Kedua strategi konsekuensi. DNA yang menentukan insentif pada sistem pemerintah. Para pembaru menulis kembali DNA lama birokrasi dari sebelumnya memberikan insentif kuat kepada pegawai yang taat pada aturan dan tunduk, menjadi pemberian konsekuensi atas kinerja yang dihasilkan. Ditjen Pajak sejak Reformasi Birokrasi digulirkan tahun 2002 lalu telah mengubah DNA ini dengan sistem penilaian kinerja yang dikenal sebagai Indikator Kinerja Utama (IKU) di mana insentif pegawai akan dinilai dari kinerja yang dihasilkan. Dan DNA ini terus mengalami pembaharuan dari tahun ke tahun untuk menemukan formula yang pas.

Ketiga strategi pelanggan. Sistem DNA yang memusatkan pada akuntabilitas yaitu pertanggungjawaban kepada siapa harusnya organisasi bertanggung jawab. Ini merupakan titik dongkrak yang sangat ampuh. Strategi pelanggan membangun strategi konsekuensi dengan cara memaksa organisasi mempertanggungjawabkan kinerja bukan hanya ke atas mata rantai komandonya, tetapi juga kepada pelanggannya. Ini juga harus diterapkan Ditjen Pajak bahwa setiap kebijakan yang dilaksanakan harus dapat dipertanggungjawabkan pada semua pemangku kepentingan.

Keempat strategi control. DNA keempat yang menentukan letak kekuasaan pengambilan keputusan. Strategi ini memberdayakan pegawai dengan mendorong wewenang pengambilan keputusan, menanggapi pelanggan, dan memecahkan masalah ke mereka yang punya pengetahuan lini depan seperti dimiliki oleh beberapa badan pelaksana. Para pembaru memberikan kepercayaan penuh kepada karyawan, karena mereka berasumsi bahwa setiap orang ingin melakukan sesuatu dengan baik, dan ingin mengontrol pekerjaan mereka sendiri. Karena hasil lebih baik akan diperoleh dari pegawai yang melakukan pekerjaannya dengan rasa senang.

Kelima strategi budaya. Untuk mengubah budaya organisasi, para pembaru menggunakan tiga pendekatan budaya dengan cara membentuk kebiasaan, perasaan, dan pikiran organisasi. Selain itu mengembangkan kebiasaan-kebiasaan baru dengan memberikan  pengalaman baru, apakah itu jenis pekerjaan baru maupun berinteraksi dengan orang baru. Bentuknya bisa berupa: rotasi kerja, atau internship dan eksternship yaitu membawa orang luar ke dalam organisasi selama beberapa tahun untuk memberikan pengalaman baru bagi organisasi, dan mengirim anggota organisasi ke luar untuk bekerja di organisasi lain.

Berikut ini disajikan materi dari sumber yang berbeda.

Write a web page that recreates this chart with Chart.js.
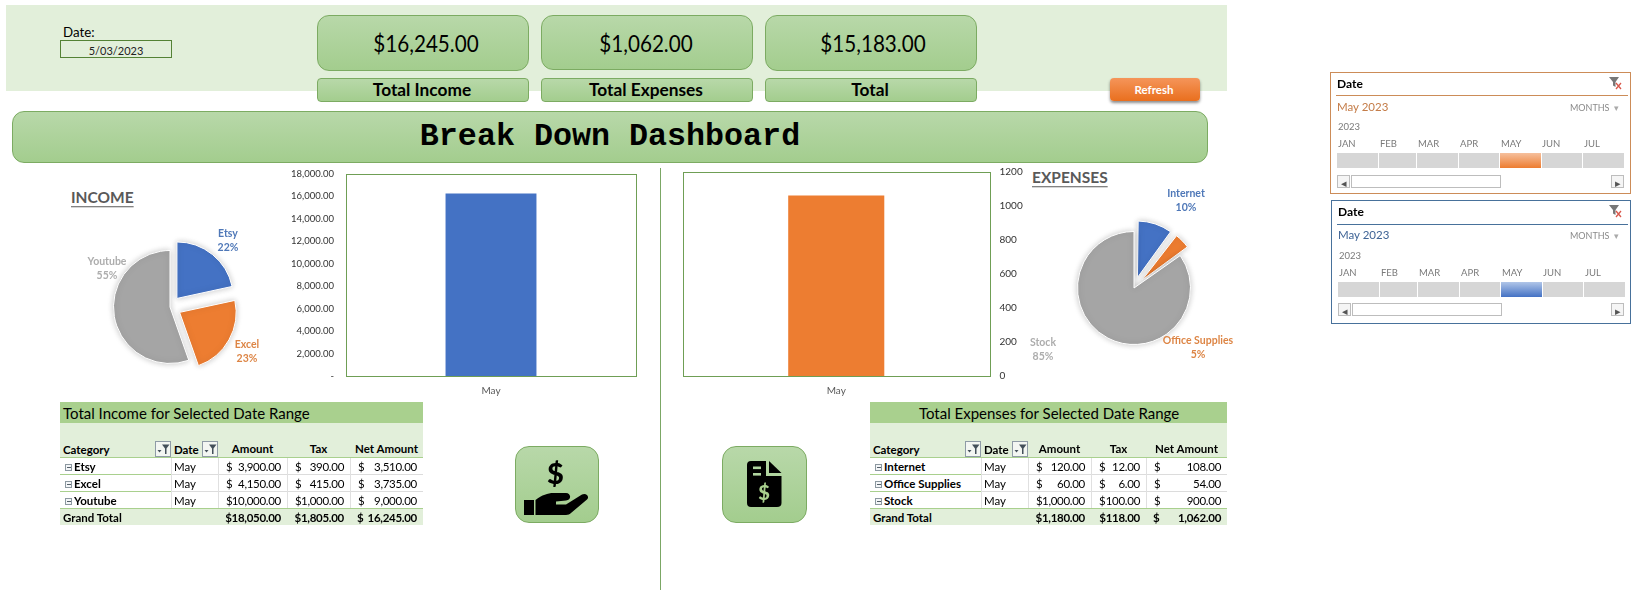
<!DOCTYPE html>
<html><head><meta charset="utf-8">
<script src="https://cdn.jsdelivr.net/npm/chart.js@4"></script>
<style>
html,body{margin:0;padding:0;background:#fff;width:1639px;height:590px;overflow:hidden}
#r{position:relative;width:1639px;height:590px;font-family:Lato,"Open Sans",sans-serif;color:#000}
.a{position:absolute;box-sizing:border-box}
.t{position:absolute;white-space:nowrap;line-height:1}
.c{background:linear-gradient(#b8d8a9,#a3cd8e);border:1px solid #7cab62}
canvas{position:absolute}
</style></head><body><div id="r"></div>
<script>
const months=['May'];
const incomeTotal=[16245];
const expenseTotal=[1062];
const incomeCats=['Etsy','Excel','Youtube'];
const incomeAmount=['3,900.00','4,150.00','10,000.00'];
const incomeTax=['390.00','415.00','1,000.00'];
const incomeNet=['3,510.00','3,735.00','9,000.00'];
const incomeNetValues=[3510,3735,9000];
const incomePct=['22%','23%','55%'];
const expenseCats=['Internet','Office Supplies','Stock'];
const expenseAmount=['120.00','60.00','1,000.00'];
const expenseTax=['12.00','6.00','100.00'];
const expenseNet=['108.00','54.00','900.00'];
const expenseNetValues=[108,54,900];
const expensePct=['10%','5%','85%'];
const pieColors=['#4472c4','#ed7d31','#a5a5a5'];
const sliceOffsets=[44,44,0];
const sliderMonths=['JAN','FEB','MAR','APR','MAY','JUN','JUL'];

const R=document.getElementById('r');
function box(x,y,w,h,css,cls){const d=document.createElement('div');d.className='a '+(cls||'');
 d.style.cssText=`left:${x}px;top:${y}px;width:${w}px;height:${h}px;`+(css||'');R.appendChild(d);return d;}
function txt(s,x,y,o){o=o||{};const d=document.createElement('div');d.className='t';d.textContent=s;
 const ax=o.a==='c'?'-50%':o.a==='r'?'-100%':'0';
 const sx=o.sx?` scaleX(${o.sx})`:'';
 const origin=o.a==='c'?'center':o.a==='r'?'right':'left';
 d.style.cssText=`left:${x}px;top:${y}px;transform:translate(${ax},-50%)${sx};transform-origin:${origin} center;font-size:${o.s||12}px;font-weight:${o.w||(o.b?700:400)};color:${o.c||'#000'};`+(o.css||'');
 R.appendChild(d);return d;}

// top band and cards
box(6,5,1221,86,'background:#e2efda');
txt('Date:',63,32,{s:14,sx:.95});
box(60,40,112,18,'border:1px solid #548235;background:#e2efda');
txt('5/03/2023',116,50,{s:11,a:'c',c:'#222'});
[[317,212,71,'$16,245.00','Total Income',426],[541,212,70,'$1,062.00','Total Expenses',646],[765,212,71,'$15,183.00','Total',873]].forEach(k=>{
 box(k[0],15,k[1],k[2]-15,'border-radius:12px','c');
 txt(k[3],k[5],43,{s:24,a:'c',sx:.86});
 box(k[0],78,k[1],24,'border-radius:4px','c');
 txt(k[4],k[0]+105,89.5,{s:17.3,b:1,a:'c'});
});
box(1110,78,90,23,'background:linear-gradient(#f5955a,#e96f1e);border-radius:4px;box-shadow:0 2px 3px rgba(0,0,0,.45)');
txt('Refresh',1154,90,{s:11.5,b:1,a:'c',c:'#fff'});
box(12,111,1196,52,'border-radius:12px','c');
txt('Break Down Dashboard',610,138,{s:31.7,b:1,a:'c',css:'font-family:"Liberation Mono",monospace;'});
box(660,168,1.2,422,'background:#7ba765');

// headings
const ul='text-decoration:underline;text-decoration-thickness:1px;text-underline-offset:3px;';
txt('INCOME',71,198,{s:15.5,b:1,c:'#595959',css:ul});
txt('EXPENSES',1032,177.5,{s:15.5,b:1,c:'#595959',css:ul});

// charts
function mk(x,y,w,h){const c=document.createElement('canvas');c.width=w;c.height=h;c.style.left=x+'px';c.style.top=y+'px';c.style.width=w+'px';c.style.height=h+'px';R.appendChild(c);return c;}
const frame={id:'frame',afterDatasetsDraw(ch){const X=ch.scales.x,Y=ch.scales.y,g=ch.ctx;g.save();g.strokeStyle='#6f9e55';g.lineWidth=1;g.strokeRect(Math.round(X.left)+.5,Math.round(Y.top)+.5,Math.round(X.right-X.left),Math.round(Y.bottom-Y.top));g.restore();}};
const shadow={id:'shadow',beforeDatasetDraw(ch){const g=ch.ctx;g.save();g.shadowColor='rgba(0,0,0,.22)';g.shadowBlur=6;g.shadowOffsetX=0;g.shadowOffsetY=0;},afterDatasetDraw(ch){ch.ctx.restore();}};
// Chart.js enlarges narrow exploded slices; undo that so every slice keeps the pie's radius
const sameRadius={id:'sameRadius',afterDatasetsUpdate(ch){ch.getDatasetMeta(0).data.forEach(arc=>{
 const off=(arc.options.offset||0)/4,circ=arc.circumference;
 arc.outerRadius=Math.max(arc.outerRadius-off*(1-Math.sin(Math.min(Math.PI,circ))),0);});}};
function barChart(canvas,vals,color,max,step,side,fmt,pad){
 return new Chart(canvas,{type:'bar',plugins:[frame],data:{labels:months,datasets:[{data:vals,backgroundColor:color,barPercentage:0.3135,categoryPercentage:1}]},
 options:{responsive:false,animation:false,layout:{padding:pad},plugins:{legend:{display:false},tooltip:{enabled:false}},
 scales:{x:{grid:{display:false},border:{display:false},ticks:{color:'#595959',font:{family:'Lato',size:10},padding:1},afterFit(s){s.height=24}},
 y:{position:side,min:0,max:max,grid:{display:false,drawTicks:false},border:{display:false},afterFit(s){s.width=side==='left'?66:49.5},
 ticks:{stepSize:step,color:'#333',font:{family:'Lato',size:side==='left'?9.5:10},padding:side==='left'?12:10,mirror:false,callback:fmt}}}}});
}
const money=v=>v===0?'-':v.toLocaleString('en-US',{minimumFractionDigits:2,maximumFractionDigits:2});
barChart(mk(280,156,366,244),incomeTotal,'#4472c4',18000,2000,'left',money,{top:2,right:10,left:0,bottom:0});
barChart(mk(673,156,366,244),expenseTotal,'#ed7d31',1200,200,'right',v=>String(v),{top:2,left:10,right:0,bottom:0});
function pie(cx,cy,vals,labels){
 return new Chart(mk(cx-110,cy-110,220,220),{type:'pie',plugins:[sameRadius,shadow],data:{labels:labels,datasets:[{data:vals,backgroundColor:pieColors,borderColor:'#fff',borderWidth:1,offset:sliceOffsets}]},
 options:{responsive:false,animation:false,layout:{padding:31},plugins:{legend:{display:false},tooltip:{enabled:false}}}});
}
pie(170,307,incomeNetValues,incomeCats);
pie(1133.5,288,expenseNetValues,expenseCats);
function pl(n,p,x,y,c){txt(n,x,y,{s:10.5,b:1,a:'c',c:c});txt(p,x,y+14,{s:10.5,b:1,a:'c',c:c});}
const labelColors=['#4f78b8','#dd8545','#adadad'];
pl(incomeCats[0],incomePct[0],228,233,labelColors[0]);
pl(incomeCats[1],incomePct[1],247,344,labelColors[1]);
pl(incomeCats[2],incomePct[2],107,261,labelColors[2]);
pl(expenseCats[0],expensePct[0],1186,193,labelColors[0]);
pl(expenseCats[1],expensePct[1],1198,340,labelColors[1]);
pl(expenseCats[2],expensePct[2],1043,342,labelColors[2]);

// pivot tables
function funnel(x){const b=box(x,441,16.5,16,'border:1px solid #8f9ba6;background:#f3f6f2');
 b.innerHTML='<svg width="15" height="14" style="display:block"><path d="M6 2.5h7.5L10.5 6.5V12H9V6.5Z" fill="#44505a"/><path d="M1.5 8h4L3.5 10.5Z" fill="#44505a"/></svg>';}
function table(title,titleX,titleAlign,cols,cats,am,tx,nt,tot){
 const [c1,c2,c3,c4,c5,c6]=cols;
 const tight='letter-spacing:-.3px;';
 box(c1,402,c6-c1,21,'background:#a9d08e');
 box(c1,423,c6-c1,34,'background:#e2efda');
 box(c1,508,c6-c1,17,'background:#e2efda');
 txt(title,titleX,413,{s:15,a:titleAlign});
 txt('Category',c1+3,450,{s:11.5,b:1});funnel(c2-16.5);
 txt('Date',c2+3,450,{s:11.5,b:1});funnel(c3-16.5);
 txt('Amount',(c3+c4)/2,449,{s:11.5,b:1,a:'c'});
 txt('Tax',(c4+c5)/2,449,{s:11.5,b:1,a:'c'});
 txt('Net Amount',(c5+c6)/2,449,{s:11.5,b:1,a:'c'});
 [457,474,491,508].forEach(y=>{box(c1,y,c2-c1,1,'background:#a9d08e');
  box(c2,y,c6-c2,1,`background:${y===457||y===508?'#a9d08e':'#dcdcdc'}`);});
 [c2,c3,c4,c5].forEach(v=>box(v,458,1,50,'background:#e0e0e0'));
 cats.forEach((n,i)=>{const y=467+i*17;
  box(c1+5,y-3.5,7,7,'border:1px solid #8c98a0;background:#f4f6f8');
  box(c1+6.5,y-.5,4,1,'background:#55606a');
  txt(n,c1+14,y,{s:11.5,b:1});
  txt(months[0],c2+3,y,{s:11.5});
  [[c3,c4,am[i]],[c4,c5,tx[i]],[c5,c6,nt[i]]].forEach(q=>{
   txt('$',q[0]+8,y,{s:11.5});
   txt(q[2],q[1]-6,y,{s:11.5,a:'r',css:tight});
  });
 });
 txt('Grand Total',c1+3,518,{s:11.5,b:1});
 txt('$'+tot[0],c4-6,518,{s:11.5,b:1,a:'r',css:tight});
 txt('$'+tot[1],c5-6,518,{s:11.5,b:1,a:'r',css:tight});
 txt('$',c5+7,518,{s:11.5,b:1});
 txt(tot[2],c6-6,518,{s:11.5,b:1,a:'r',css:tight});
}
table('Total Income for Selected Date Range',63,'l',[60,171,218,287,350,423],incomeCats,incomeAmount,incomeTax,incomeNet,['18,050.00','1,805.00','16,245.00']);
table('Total Expenses for Selected Date Range',1049,'c',[870,981,1028,1091,1146,1227],expenseCats,expenseAmount,expenseTax,expenseNet,['1,180.00','118.00','1,062.00']);

// icon buttons
box(514.5,446,84.5,77,'border-radius:14px','c');
box(722,446,85,77,'border-radius:14px','c');
const ic=document.createElementNS('http://www.w3.org/2000/svg','svg');
ic.setAttribute('width','1639');ic.setAttribute('height','590');ic.style.cssText='position:absolute;left:0;top:0;pointer-events:none';
ic.innerHTML='<path d="M524 500h10v15h-10zM535.5 500C542 495 548 493 553 493H566C571 493 572 500 566 500.5L556 501.5V504.5H566L582 494.5C586 492.5 590 496.5 587 499.5L571 513C570 514 568 515 566 515H535.5Z" fill="#000"/>'+
 '<path d="M751 461H766V476H781.5V503Q781.5 507 777 507H751Q747 507 747 503V465Q747 461 751 461Z" fill="#000"/><path d="M769 461L781.5 473H769Z" fill="#000"/>'+
 '<rect x="753" y="466.5" width="8" height="2.6" fill="#b0d49f"/><rect x="753" y="473" width="8" height="2.6" fill="#b0d49f"/>';
R.appendChild(ic);
txt('$',555.5,472,{s:29,w:900,a:'c'});
txt('$',764,492,{s:20,w:900,a:'c',c:'#a9d08e'});

// slicers
function slicer(x,y,h,d,col,text,g1,g2){
 box(x,y,1631-x,h,`border:1.3px solid ${col};background:#fff`);
 txt('Date',x+7,y+12,{s:12,b:1});
 const fi=document.createElementNS('http://www.w3.org/2000/svg','svg');
 fi.setAttribute('width','16');fi.setAttribute('height','16');fi.style.cssText=`position:absolute;left:1608px;top:${y+4}px`;
 fi.innerHTML='<path d="M1 1h10L7.5 6v5L5 9.5V6Z" fill="#777"/><path d="M8 7l5 6M13 7l-5 6" stroke="#d9574a" stroke-width="1.3"/>';R.appendChild(fi);
 box(x+6,y+23+d,1628-x-6,1,`background:${col}`);
 txt('May 2023',x+7,y+35,{s:11.5,c:text});
 txt('MONTHS',1570,y+35,{s:9,c:'#8a8a8a'});
 txt('▾',1616,y+35,{s:9,c:'#aaa',a:'c'});
 txt('2023',x+8,y+55+d,{s:9.5,c:'#7a7a7a'});
 const xs=[7,49,87,129,170,211,253];
 const cells=[[7,41],[49,37],[87,41],[129,40],[170,41],[212,40],[253,41]];
 sliderMonths.forEach((m,i)=>{
  txt(m,x+xs[i]+1,y+72+d,{s:9.5,c:'#7a7a7a'});
  box(x+cells[i][0],y+81+d,cells[i][1],15,i===4?`background:linear-gradient(${g1},${g2})`:'background:#d6d6d6');
 });
 box(x+7,y+103,13,13,'border:1px solid #bdbdbd;background:#f5f5f5');
 txt('◂',x+13.5,y+109.5,{s:11,c:'#555',a:'c'});
 box(x+21,y+103,150,13,'border:1px solid #bdbdbd;background:#fff');
 box(1611,y+103,13,13,'border:1px solid #bdbdbd;background:#f5f5f5');
 txt('▸',1617.5,y+109.5,{s:11,c:'#555',a:'c'});
}
slicer(1330,72,122,0,'#cc8c58','#c47c48','#f6c09d','#ed7d31');
slicer(1331,200,124,1,'#48719b','#3f6496','#b0c5e8','#4472c4');
</script></body></html>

Di Kementerian Keuangan sendiri ada sebuah program yang cukup andal agar pegawainya dapat mengenal budaya baru sehingga dapat membawa pulang pengalaman baru yaitu: Kemenkeu Mengajar. Sementara di Ditjen Pajak ada sebuah program yang dikenal dengan Inklusi Kesadaran Pajak.

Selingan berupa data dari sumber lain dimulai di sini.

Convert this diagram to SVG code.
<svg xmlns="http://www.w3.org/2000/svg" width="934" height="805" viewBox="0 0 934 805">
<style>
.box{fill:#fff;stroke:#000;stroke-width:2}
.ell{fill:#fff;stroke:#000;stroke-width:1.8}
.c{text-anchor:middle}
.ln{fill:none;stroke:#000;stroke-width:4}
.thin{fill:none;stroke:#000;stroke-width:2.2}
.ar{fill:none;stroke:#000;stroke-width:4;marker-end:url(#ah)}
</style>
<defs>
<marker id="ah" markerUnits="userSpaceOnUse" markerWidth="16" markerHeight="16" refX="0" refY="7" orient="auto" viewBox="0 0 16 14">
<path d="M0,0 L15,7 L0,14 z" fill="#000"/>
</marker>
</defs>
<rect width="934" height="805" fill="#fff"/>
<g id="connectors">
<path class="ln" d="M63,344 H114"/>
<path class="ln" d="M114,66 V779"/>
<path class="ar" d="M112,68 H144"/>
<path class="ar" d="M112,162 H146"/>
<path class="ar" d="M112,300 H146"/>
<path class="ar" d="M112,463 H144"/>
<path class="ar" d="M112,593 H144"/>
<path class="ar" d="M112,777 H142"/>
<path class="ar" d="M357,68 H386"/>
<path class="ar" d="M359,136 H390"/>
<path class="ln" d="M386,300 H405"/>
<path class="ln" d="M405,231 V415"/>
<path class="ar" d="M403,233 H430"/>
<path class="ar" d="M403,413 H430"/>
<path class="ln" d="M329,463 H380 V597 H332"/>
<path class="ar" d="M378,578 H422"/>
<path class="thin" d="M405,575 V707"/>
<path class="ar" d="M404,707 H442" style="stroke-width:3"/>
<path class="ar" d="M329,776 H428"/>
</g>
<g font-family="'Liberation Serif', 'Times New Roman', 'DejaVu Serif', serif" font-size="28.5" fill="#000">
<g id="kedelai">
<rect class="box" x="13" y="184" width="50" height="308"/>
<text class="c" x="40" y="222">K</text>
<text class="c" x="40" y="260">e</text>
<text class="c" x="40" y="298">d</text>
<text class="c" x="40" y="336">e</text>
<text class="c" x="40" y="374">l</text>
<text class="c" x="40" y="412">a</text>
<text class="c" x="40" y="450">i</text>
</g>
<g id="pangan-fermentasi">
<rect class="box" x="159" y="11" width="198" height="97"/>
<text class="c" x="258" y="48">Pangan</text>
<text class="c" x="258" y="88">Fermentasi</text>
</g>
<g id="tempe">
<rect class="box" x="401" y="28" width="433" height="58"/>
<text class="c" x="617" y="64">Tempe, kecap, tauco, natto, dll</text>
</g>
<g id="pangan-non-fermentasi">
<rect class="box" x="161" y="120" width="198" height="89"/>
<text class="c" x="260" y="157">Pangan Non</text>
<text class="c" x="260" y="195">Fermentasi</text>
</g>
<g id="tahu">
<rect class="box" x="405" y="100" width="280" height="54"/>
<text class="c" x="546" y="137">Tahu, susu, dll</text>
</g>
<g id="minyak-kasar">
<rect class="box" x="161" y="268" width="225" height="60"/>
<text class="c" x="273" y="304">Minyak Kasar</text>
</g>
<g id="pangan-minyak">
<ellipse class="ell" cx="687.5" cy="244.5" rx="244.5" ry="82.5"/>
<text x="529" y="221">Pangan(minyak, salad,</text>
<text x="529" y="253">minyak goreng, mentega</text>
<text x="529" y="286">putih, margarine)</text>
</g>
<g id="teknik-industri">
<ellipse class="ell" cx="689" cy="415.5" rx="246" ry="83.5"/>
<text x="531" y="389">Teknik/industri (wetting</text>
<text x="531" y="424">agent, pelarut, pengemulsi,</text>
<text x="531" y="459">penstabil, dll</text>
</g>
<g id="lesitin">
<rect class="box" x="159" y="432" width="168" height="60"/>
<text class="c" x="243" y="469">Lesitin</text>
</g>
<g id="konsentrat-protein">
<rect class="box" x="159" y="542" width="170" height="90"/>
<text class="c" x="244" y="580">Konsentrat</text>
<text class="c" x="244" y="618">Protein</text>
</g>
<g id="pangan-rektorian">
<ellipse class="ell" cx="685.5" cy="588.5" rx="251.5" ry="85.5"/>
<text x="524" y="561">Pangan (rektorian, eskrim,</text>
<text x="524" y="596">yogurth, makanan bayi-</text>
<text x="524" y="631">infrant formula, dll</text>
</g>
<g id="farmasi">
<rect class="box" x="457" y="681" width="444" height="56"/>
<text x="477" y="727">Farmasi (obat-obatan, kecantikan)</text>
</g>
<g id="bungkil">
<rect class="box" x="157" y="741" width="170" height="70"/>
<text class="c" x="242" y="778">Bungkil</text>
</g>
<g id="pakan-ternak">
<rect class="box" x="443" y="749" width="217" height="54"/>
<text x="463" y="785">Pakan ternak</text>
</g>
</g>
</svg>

Ditjen Pajak bekerjasama dengan Kemendikbud dan Kemenristek Dikti Bersama-sama menyuntikkan program sadar pajak dalam kurikulum sekolah/universitas di seluruh Indonesia. Harapan jangka panjang adalah generasi yang akan datang lebih memiliki kesadaran pajak yang tinggi.Ke depannya program Inklusi Kesadaran Pajak dapat digalakkan dalam skala yang lebih luas lagi. Lintas departemen, lintas lembaga, bahkan lintas sektoral.

Tak dapat dipungkiri Ditjen Pajak sebagai sebuah entitas memerlukan kelima titik dongkrak ini agar dapat meraih target penerimaan pajak dan tak mengulang cerita lama tentang kegagalan. Hanya saja mana dari kelima DNA ini perlu ditulis ulang? Ini yang perlu dirumuskan bersama semua pemangku kepentingan yang ada.

***

*) Tulisan ini merupakan pendapat pribadi penulis dan bukan cerminan sikap instansi penulis bekerja.